The hidden "Shauri" of international transfers
Some banks charge a fee just to receive an international payment. Others might use a different internal rate to convert the funds if they arrive in the wrong currency.
- Always send Euros to a Euro account. Never send Pounds and let the receiving bank do the conversion.
- Ask your broker if they use "local" clearing. This means they send the money from a bank within the EU, making it a SEPA (Single Euro Payments Area) transfer, which is usually free or very cheap for the recipient to receive.
- Check if your recipient's bank has a cap on incoming fees.
If you're paying a contractor or a lawyer, and they receive €50 less than the invoice because of fees, they'll likely ask you to send the difference. Now you're doing another transfer, paying another set of fees, and wasting another hour of your life.
The Reality Check
Here's the blunt truth: You're not going to "beat" the currency market. The professionals who trade millions every second have more information, faster computers, and deeper pockets than you. If you're trying to time the market to the fourth decimal point, you're going to lose.
Success in currency exchange isn't about being a genius trader. It's about being a disciplined manager of costs.
- Don't use your high street bank for anything over £5,000.
- Don't wait for "perfect" rates when you have a deadline.
- Don't assume a "fee-free" transfer is actually free.
- Do get quotes from at least two specialist brokers.
- Do use forward contracts to protect a budget you can't afford to break.

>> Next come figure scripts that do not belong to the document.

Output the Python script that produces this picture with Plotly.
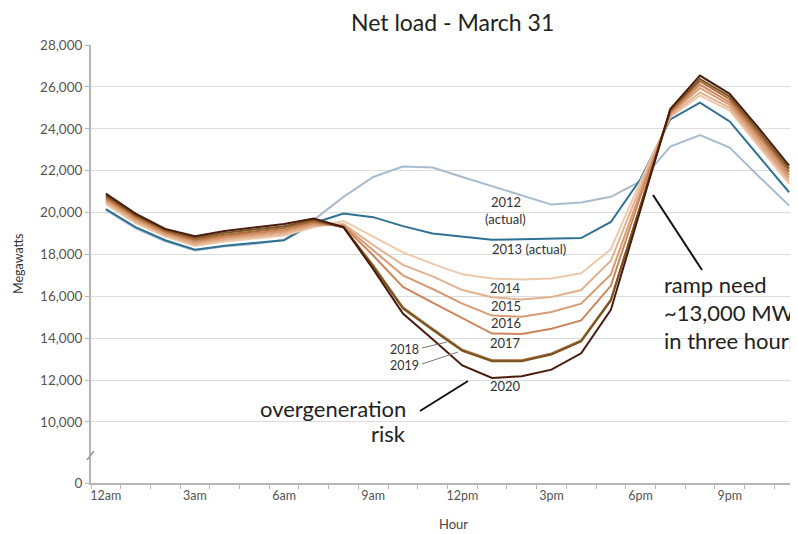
import plotly.graph_objects as go

hours = list(range(24))
hour_tick_vals = [0, 3, 6, 9, 12, 15, 18, 21]
hour_tick_text = ["12am", "3am", "6am", "9am", "12pm", "3pm", "6pm", "9pm"]

y_tick_vals = [7087, 10000, 12000, 14000, 16000, 18000, 20000, 22000, 24000, 26000, 28000]
y_tick_text = ["0", "10,000", "12,000", "14,000", "16,000", "18,000", "20,000",
               "22,000", "24,000", "26,000", "28,000"]

y2012 = [20130, 19250, 18630, 18190, 18390, 18500, 18700, 19650, 20750, 21700, 22200, 22150,
         21700, 21250, 20800, 20380, 20480, 20750, 21500, 23150, 23700, 23100, 21700, 20330]
y2013 = [20160, 19300, 18680, 18230, 18420, 18540, 18680, 19500, 19950, 19780, 19350, 19000,
         18850, 18700, 18730, 18760, 18780, 19550, 21600, 24450, 25250, 24350, 22650, 20970]
y2014 = [20400, 19500, 18850, 18400, 18620, 18750, 18900, 19300, 19600, 18850, 18100, 17550,
         17050, 16850, 16800, 16850, 17100, 18250, 21500, 24550, 25590, 24870, 23120, 21370]
y2015 = [20500, 19580, 18920, 18480, 18700, 18840, 18990, 19370, 19450, 18450, 17500, 16950,
         16300, 15960, 15850, 15970, 16300, 17700, 21250, 24620, 25740, 25000, 23270, 21510]
y2016 = [20580, 19660, 18990, 18560, 18780, 18920, 19080, 19440, 19400, 18200, 17000, 16350,
         15650, 15080, 15020, 15250, 15650, 17050, 21000, 24690, 25950, 25140, 23410, 21660]
y2017 = [20660, 19740, 19060, 18640, 18860, 19000, 19170, 19510, 19350, 17950, 16450, 15700,
         14950, 14220, 14200, 14450, 14850, 16500, 20800, 24760, 26110, 25270, 23560, 21800]
y2018 = [20740, 19820, 19120, 18720, 18940, 19090, 19260, 19580, 19300, 17480, 15480, 14450,
         13450, 12950, 12950, 13270, 13900, 15850, 20400, 24830, 26270, 25410, 23710, 21950]
y2019 = [20820, 19880, 19170, 18800, 19030, 19180, 19350, 19650, 19300, 17420, 15420, 14400,
         13400, 12900, 12900, 13220, 13850, 15800, 20350, 24890, 26380, 25540, 23850, 22100]
y2020 = [20900, 19950, 19220, 18870, 19120, 19270, 19450, 19720, 19300, 17300, 15180, 13950,
         12700, 12100, 12180, 12500, 13280, 15350, 20100, 24950, 26540, 25670, 24000, 22240]

series_names = ["2012", "2013", "2014", "2015", "2016", "2017", "2018", "2019", "2020"]
series_values = [y2012, y2013, y2014, y2015, y2016, y2017, y2018, y2019, y2020]
series_colors = ["#a9bccf", "#2f7193", "#ecc9ab", "#e2b18e", "#d89b74", "#cc865b",
                 "#a86a3a", "#7a5421", "#4a1a0c"]

FONT = "Lato"

fig = go.Figure()
for name, vals, col in zip(series_names, series_values, series_colors):
    fig.add_trace(go.Scatter(x=hours, y=vals, mode="lines", name=name,
                             line=dict(color=col, width=2), showlegend=False,
                             hoverinfo="skip"))

# page offset (default body margin) and plot area in screenshot pixels
OFF = 8
FIG_W, FIG_H = 790, 526
L, T, B = 91, 45, 483
W_PLOT = FIG_W + OFF - L
H_PLOT = B - T


def px_x(px):
    return (px - L) / W_PLOT


def px_y(py):
    return (B - py) / H_PLOT


annotations = []


def txt(text, x, y, size=13, color="#333333", xanchor="center", angle=0):
    annotations.append(dict(text=text, x=px_x(x), y=px_y(y), xref="paper", yref="paper",
                            showarrow=False, xanchor=xanchor, yanchor="middle",
                            textangle=angle,
                            font=dict(family=FONT, size=size, color=color)))


txt("Net load - March 31", 452, 22, size=23, color="#222222")
txt("Megawatts", 18, 264, size=12.5, color="#333333", angle=-90)
txt("Hour", 453, 524, size=13, color="#444444")

txt("2012", 506, 202)
txt("(actual)", 506, 219)
txt("2013 (actual)", 529, 249)
txt("2014", 506, 288)
txt("2015", 506, 306)
txt("2016", 506, 323)
txt("2017", 506, 343)
txt("2020", 506, 386)
txt("2018", 421, 349, size=12.5, xanchor="right")
txt("2019", 421, 365, size=12.5, xanchor="right")

txt("overgeneration", 408, 408, size=22, color="#222222", xanchor="right")
txt("risk", 408, 433, size=22, color="#222222", xanchor="right")

txt("ramp need", 662, 284, size=22, color="#222222", xanchor="left")
txt("~13,000 MW", 662, 312, size=22, color="#222222", xanchor="left")
txt("in three hours", 662, 340, size=22, color="#222222", xanchor="left")

shapes = []


def seg(x0, y0, x1, y1, color, width):
    shapes.append(dict(type="line", xref="paper", yref="paper",
                       x0=px_x(x0), y0=px_y(y0), x1=px_x(x1), y1=px_y(y1),
                       line=dict(color=color, width=width)))


seg(422, 348, 447, 342, "#777777", 1)
seg(422, 364, 458, 352, "#777777", 1)
seg(420, 411, 468, 381, "#111111", 2)
seg(653, 195, 702, 270, "#111111", 2)
# axis break mark
seg(87, 460, 94, 451, "#999999", 1.5)

fig.update_layout(
    width=FIG_W, height=FIG_H,
    margin=dict(l=L - OFF, r=0, t=T - OFF, b=FIG_H - (B - OFF), pad=0),
    paper_bgcolor="white", plot_bgcolor="white",
    font=dict(family=FONT, color="#555555"),
    annotations=annotations, shapes=shapes,
    xaxis=dict(range=[-0.5, 23.3], tickmode="array", tickvals=hour_tick_vals,
               ticktext=hour_tick_text, ticks="", showgrid=False, zeroline=False,
               showline=True, linecolor="#b5b5b5", linewidth=2,
               tickfont=dict(family=FONT, size=12.5, color="#555555"),
               minor=dict(tickmode="array", tickvals=[h + 0.5 for h in range(-1, 23)],
                          ticks="outside", ticklen=4, tickcolor="#b5b5b5", tickwidth=1,
                          showgrid=False)),
    yaxis=dict(range=[7087, 28000], tickmode="array", tickvals=y_tick_vals,
               ticktext=y_tick_text, ticks="outside", ticklen=4, tickcolor="#b5b5b5",
               showgrid=True, gridcolor="#dcdcdc", gridwidth=1, zeroline=False,
               showline=True, linecolor="#b5b5b5", linewidth=2,
               tickfont=dict(family=FONT, size=13.5, color="#555555")),
)

fig.write_html("out.html")
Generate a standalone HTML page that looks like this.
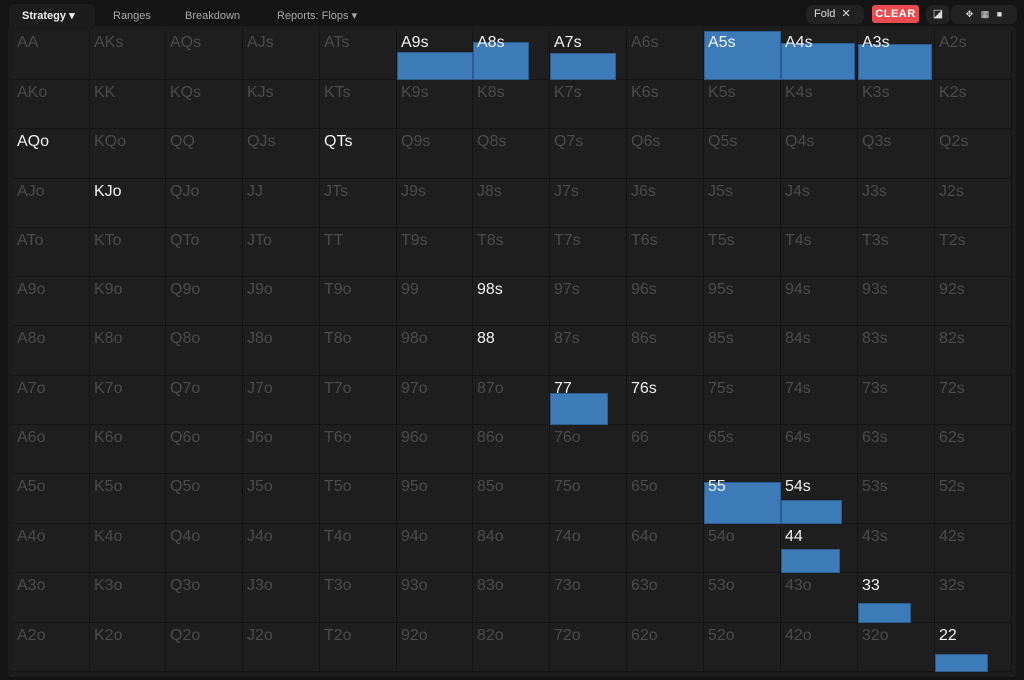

The market is volatile, irrational, and completely indifferent to your financial goals. Your only defense is to control the variables you actually can: the margin you pay and the timing of your commitment. If you can't accept that you might leave some money on the table by locking in a rate early, you shouldn't be handling large international transfers yourself. Hire someone who can be objective when you're being emotional.